Professor David Luscombe

M.A., Ph.D., Litt.D., Hon. Litt.D., F.R.Hist.Soc., F.S.A.,F.B.A.

Department of History

Professor Emeritus of Medieval History


David Luscombe took his B.A. degree with Firsts in both Parts of the Historical Tripos in the University of Cambridge in 1959; he gained his PhD in Cambridge in 1964. He was a Fellow of King’s College, Cambridge in 1962-64 and a Fellow of Churchill College, Cambridge in 1964-72.

In 1972 he became Professor of Medieval History in the University of Sheffield. From 1995 to 2000 he was Leverhulme Personal Research Professor of Medieval History and was later Research Professor of Medieval History until the end of September 2003 when retirement was required under the University’s Statute. He has the degree of LittD from the University of Cambridge and of LittD honoris causa from the University of Sheffield.

He was elected a Fellow of the British Academy in 1986. He has held visiting appointments in the University of Connecticut (1993) and All Souls College, Oxford (1994) and he has been British Academy Exchange Visitor in Canada (1991) and in Japan (1996).

Research interests

David Luscombe’s main interests lie in the history of medieval thought and religion from late antiquity to the end of the middle ages, particularly in the following areas: the writings of Peter Abelard and of other medieval scholars and thinkers; the history of the medieval schools and universities, and the history of medieval (and Dionysian) conceptions of hierarchy.

He has recently published a new edition from the manuscripts of the collected correspondence of Peter Abelard and Heloise, with a translation by Betty Radice revised by himself, in the series Oxford Medieval Texts.

For this publication he was awarded the British Academy Medal in 2014.

With Lisa Liddy and David Hey he has also recently published an edition of the Cartulary of Beauchief Abbey in Sheffield.

Professional activities

Public engagement

From 1990 to 1997 he was the Publications Secretary of the British Academy; in this time he launched a new series of British Academy Postdoctoral Fellows’ monographs and had the newly acquired responsibility to publish the proceedings of Academy research symposia in the Academy’s volumes of Proceedings; he was also a member of the Academy’s Committee on Academy Research Projects.

He was from 1992 to 1998 a member of the Joint Supervisory Committee of the British Academy and Oxford University Press for the New (now the Oxford) Dictionary of National Biography and also an Associate Editor with responsibility for philosophers and theologians 1100-1499.

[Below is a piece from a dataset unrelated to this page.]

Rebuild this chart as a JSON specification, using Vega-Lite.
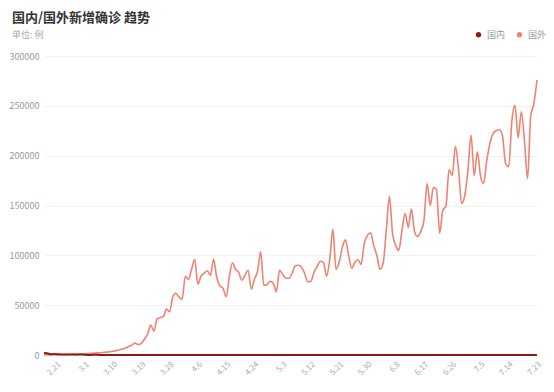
{
"$schema": "https://vega.github.io/schema/vega-lite/v6.json",
"autosize": "none",
"width": 493,
"height": 299,
"padding": {"left": 44, "top": 56, "right": 17, "bottom": 37},
"background": "white",
"config": {"font": "Noto Sans CJK SC", "view": {"stroke": null}},
"title": {"text": "国内/国外新增确诊 趋势", "subtitle": "单位: 例", "anchor": "start", "frame": "group", "dx": -32, "offset": -10, "fontSize": 13, "fontWeight": "bold", "color": "#333333", "subtitleFontSize": 9, "subtitleColor": "#aaaaaa", "subtitlePadding": 6},
"data": {"values": [
{"d":"2.17","国内":1886,"国外":150},{"d":"2.18","国内":1749,"国外":200},{"d":"2.19","国内":820,"国外":250},{"d":"2.20","国内":892,"国外":300},{"d":"2.21","国内":826,"国外":350},{"d":"2.22","国内":648,"国外":400},{"d":"2.23","国内":409,"国外":500},{"d":"2.24","国内":508,"国外":550},{"d":"2.25","国内":406,"国外":650},{"d":"2.26","国内":433,"国外":750},{"d":"2.27","国内":327,"国外":850},{"d":"2.28","国内":427,"国外":950},{"d":"2.29","国内":573,"国外":1100},
{"d":"3.1","国内":202,"国外":1300},{"d":"3.2","国内":125,"国外":1500},{"d":"3.3","国内":119,"国外":1700},{"d":"3.4","国内":139,"国外":1900},{"d":"3.5","国内":143,"国外":2100},{"d":"3.6","国内":99,"国外":2300},{"d":"3.7","国内":44,"国外":2600},{"d":"3.8","国内":40,"国外":2900},{"d":"3.9","国内":19,"国外":3300},{"d":"3.10","国内":24,"国外":3800},{"d":"3.11","国内":15,"国外":4400},{"d":"3.12","国内":8,"国外":5200},{"d":"3.13","国内":11,"国外":6000},{"d":"3.14","国内":20,"国外":7000},{"d":"3.15","国内":16,"国外":8500},{"d":"3.16","国内":21,"国外":10000},{"d":"3.17","国内":13,"国外":12000},{"d":"3.18","国内":34,"国外":10500},{"d":"3.19","国内":39,"国外":11500},{"d":"3.20","国内":41,"国外":16000},{"d":"3.21","国内":46,"国外":21000},{"d":"3.22","国内":39,"国外":30000},{"d":"3.23","国内":78,"国外":24000},{"d":"3.24","国内":47,"国外":36000},{"d":"3.25","国内":67,"国外":37500},{"d":"3.26","国内":55,"国外":38500},{"d":"3.27","国内":54,"国外":46000},{"d":"3.28","国内":45,"国外":43500},{"d":"3.29","国内":31,"国外":58000},{"d":"3.30","国内":48,"国外":62000},{"d":"3.31","国内":36,"国外":58000},
{"d":"4.1","国内":35,"国外":56000},{"d":"4.2","国内":31,"国外":79000},{"d":"4.3","国内":19,"国外":76000},{"d":"4.4","国内":30,"国外":86000},{"d":"4.5","国内":39,"国外":96000},{"d":"4.6","国内":32,"国外":71000},{"d":"4.7","国内":62,"国外":79000},{"d":"4.8","国内":63,"国外":82000},{"d":"4.9","国内":42,"国外":84500},{"d":"4.10","国内":46,"国外":80000},{"d":"4.11","国内":99,"国外":96000},{"d":"4.12","国内":108,"国外":78000},{"d":"4.13","国内":89,"国外":69500},{"d":"4.14","国内":46,"国外":67000},{"d":"4.15","国内":26,"国外":58500},{"d":"4.16","国内":27,"国外":78000},{"d":"4.17","国内":27,"国外":92500},{"d":"4.18","国内":16,"国外":86000},{"d":"4.19","国内":12,"国外":83000},{"d":"4.20","国内":11,"国外":75000},{"d":"4.21","国内":30,"国外":80000},{"d":"4.22","国内":10,"国外":85000},{"d":"4.23","国内":6,"国外":66000},{"d":"4.24","国内":12,"国外":76000},{"d":"4.25","国内":11,"国外":84000},{"d":"4.26","国内":3,"国外":103500},{"d":"4.27","国内":6,"国外":70000},{"d":"4.28","国内":22,"国外":70500},{"d":"4.29","国内":4,"国外":74000},{"d":"4.30","国内":12,"国外":72000},
{"d":"5.1","国内":1,"国外":63500},{"d":"5.2","国内":2,"国外":85000},{"d":"5.3","国内":3,"国外":81000},{"d":"5.4","国内":1,"国外":77000},{"d":"5.5","国内":2,"国外":77000},{"d":"5.6","国内":1,"国外":82000},{"d":"5.7","国内":2,"国外":89500},{"d":"5.8","国内":1,"国外":90000},{"d":"5.9","国内":14,"国外":88000},{"d":"5.10","国内":17,"国外":82000},{"d":"5.11","国内":1,"国外":73500},{"d":"5.12","国内":7,"国外":74000},{"d":"5.13","国内":3,"国外":83000},{"d":"5.14","国内":5,"国外":89000},{"d":"5.15","国内":4,"国外":94000},{"d":"5.16","国内":6,"国外":93000},{"d":"5.17","国内":5,"国外":79000},{"d":"5.18","国内":2,"国外":96000},{"d":"5.19","国内":4,"国外":126000},{"d":"5.20","国内":3,"国外":86000},{"d":"5.21","国内":11,"国外":93000},{"d":"5.22","国内":3,"国外":108000},{"d":"5.23","国内":3,"国外":115500},{"d":"5.24","国内":11,"国外":100000},{"d":"5.25","国内":2,"国外":87000},{"d":"5.26","国内":3,"国外":93000},{"d":"5.27","国内":1,"国外":95500},{"d":"5.28","国内":4,"国外":91000},{"d":"5.29","国内":4,"国外":112000},{"d":"5.30","国内":2,"国外":120000},{"d":"5.31","国内":5,"国外":122500},
{"d":"6.1","国内":5,"国外":110000},{"d":"6.2","国内":5,"国外":100000},{"d":"6.3","国内":3,"国外":86000},{"d":"6.4","国内":7,"国外":92000},{"d":"6.5","国内":5,"国外":125000},{"d":"6.6","国内":4,"国外":159000},{"d":"6.7","国内":3,"国外":122000},{"d":"6.8","国内":3,"国外":110000},{"d":"6.9","国内":5,"国外":105000},{"d":"6.10","国内":9,"国外":125000},{"d":"6.11","国内":11,"国外":142000},{"d":"6.12","国内":10,"国外":128000},{"d":"6.13","国内":12,"国外":146500},{"d":"6.14","国内":11,"国外":124000},{"d":"6.15","国内":6,"国外":119000},{"d":"6.16","国内":14,"国外":124000},{"d":"6.17","国内":31,"国外":135000},{"d":"6.18","国内":12,"国外":172000},{"d":"6.19","国内":29,"国外":150000},{"d":"6.20","国内":27,"国外":168000},{"d":"6.21","国内":19,"国外":166000},{"d":"6.22","国内":21,"国外":122000},{"d":"6.23","国内":12,"国外":145000},{"d":"6.24","国内":25,"国外":149500},{"d":"6.25","国内":11,"国外":186000},{"d":"6.26","国内":19,"国外":180000},{"d":"6.27","国内":20,"国外":209500},{"d":"6.28","国内":12,"国外":187000},{"d":"6.29","国内":17,"国外":152000},{"d":"6.30","国内":7,"国外":160000},
{"d":"7.1","国内":3,"国外":185000},{"d":"7.2","国内":4,"国外":220500},{"d":"7.3","国内":5,"国外":180000},{"d":"7.4","国内":4,"国外":204000},{"d":"7.5","国内":6,"国外":180000},{"d":"7.6","国内":5,"国外":172000},{"d":"7.7","国内":7,"国外":195000},{"d":"7.8","国内":7,"国外":212000},{"d":"7.9","国内":3,"国外":222000},{"d":"7.10","国内":8,"国外":225000},{"d":"7.11","国内":2,"国外":226000},{"d":"7.12","国内":7,"国外":220000},{"d":"7.13","国内":12,"国外":192000},{"d":"7.14","国内":14,"国外":189000},{"d":"7.15","国内":7,"国外":235000},{"d":"7.16","国内":9,"国外":250500},{"d":"7.17","国内":16,"国外":218000},{"d":"7.18","国内":22,"国外":244000},{"d":"7.19","国内":11,"国外":215000},{"d":"7.20","国内":13,"国外":177000},{"d":"7.21","国内":14,"国外":240000},{"d":"7.22","国内":21,"国外":252000},{"d":"7.23","国内":23,"国外":276000}
]},
"encoding": {
  "x": {"field": "d", "type": "ordinal", "sort": null, "scale": {"type": "point", "padding": 0},
        "axis": {"title": null, "values": ["2.21","3.1","3.10","3.19","3.28","4.6","4.15","4.24","5.3","5.12","5.21","5.30","6.8","6.17","6.26","7.5","7.14","7.23"], "labelAngle": -45, "labelColor": "#aaaaaa", "labelFontSize": 8, "ticks": false, "domain": false, "grid": false, "labelPadding": 5}}
},
"layer": [
  {"mark": {"type": "line", "interpolate": "monotone", "strokeWidth": 1.6},
   "encoding": {
     "y": {"field": "国外", "type": "quantitative", "scale": {"domain": [0, 300000], "nice": false},
           "axis": {"title": null, "values": [0,50000,100000,150000,200000,250000,300000], "format": "d", "labelColor": "#999999", "labelFontSize": 9, "domain": false, "ticks": false, "gridColor": "#f2f2f2", "labelPadding": 5}},
     "color": {"datum": "国外", "scale": {"domain": ["国内", "国外"], "range": ["#8c1c13", "#f08272"]},
               "legend": {"title": null, "orient": "none", "legendX": 430, "legendY": -26, "direction": "horizontal", "symbolType": "circle", "symbolSize": 28, "symbolStrokeWidth": 0, "labelFontSize": 9, "labelColor": "#999999", "columnPadding": 9, "labelOffset": 4,
                          "encode": {"symbols": {"update": {"fill": {"scale": "color", "field": "value"}}}}}}
   }},
  {"mark": {"type": "line", "interpolate": "monotone", "strokeWidth": 2},
   "encoding": {
     "y": {"field": "国内", "type": "quantitative",
           "axis": {"title": null, "values": [0,50000,100000,150000,200000,250000,300000], "format": "d", "labelColor": "#999999", "labelFontSize": 9, "domain": false, "ticks": false, "gridColor": "#f2f2f2", "labelPadding": 5}},
     "color": {"datum": "国内"}
   }}
]
}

He was General Editor of the 4th series of Cambridge Studies in Medieval Life and Thought from 1988 to 2004 (and Advisory Editor from 1983).

He has also been Chairman of the Medieval Texts Editorial Committee of the British Academy; this Committee publishes editions in the series of Auctores Britannici Medii Aevi, and is preparing also the Catalogue of Medieval Manuscripts of Latin Commentaries on Aristotle in British Libraries.

He was from 1997 to 2002 President of the International Society for the Study of Medieval Philosophy (SIEPM – the secretariat is now in Freiburg i. B. and was formerly in Louvain-la-Neuve, and briefly in Leuven, Belgium) and in this capacity he has presided over annual Colloquia held in different centres (Leuven/Louvain-la-Neuve 1998, Sofia 1999, Firenze/Pisa 2000; the colloquium planned for 2001 in Jerusalem had to be postponed until better times) and the quinquennial International Congress held in Porto in 2002.

Between 1994 and 2000 he was a member of the Commonwealth Scholarships and Fellowships Commission of the UK with responsibility for selecting Scholars and Fellows (both coming in and going out of the UK).

Between 1994 and 1996 he was a founder member of the Humanities Research Board of the British Academy. He was a member of the Editorial Board of The Oxford Dictionary of the Middle Ages.

He has extensive experience of the study of manuscripts in numerous libraries in England and abroad.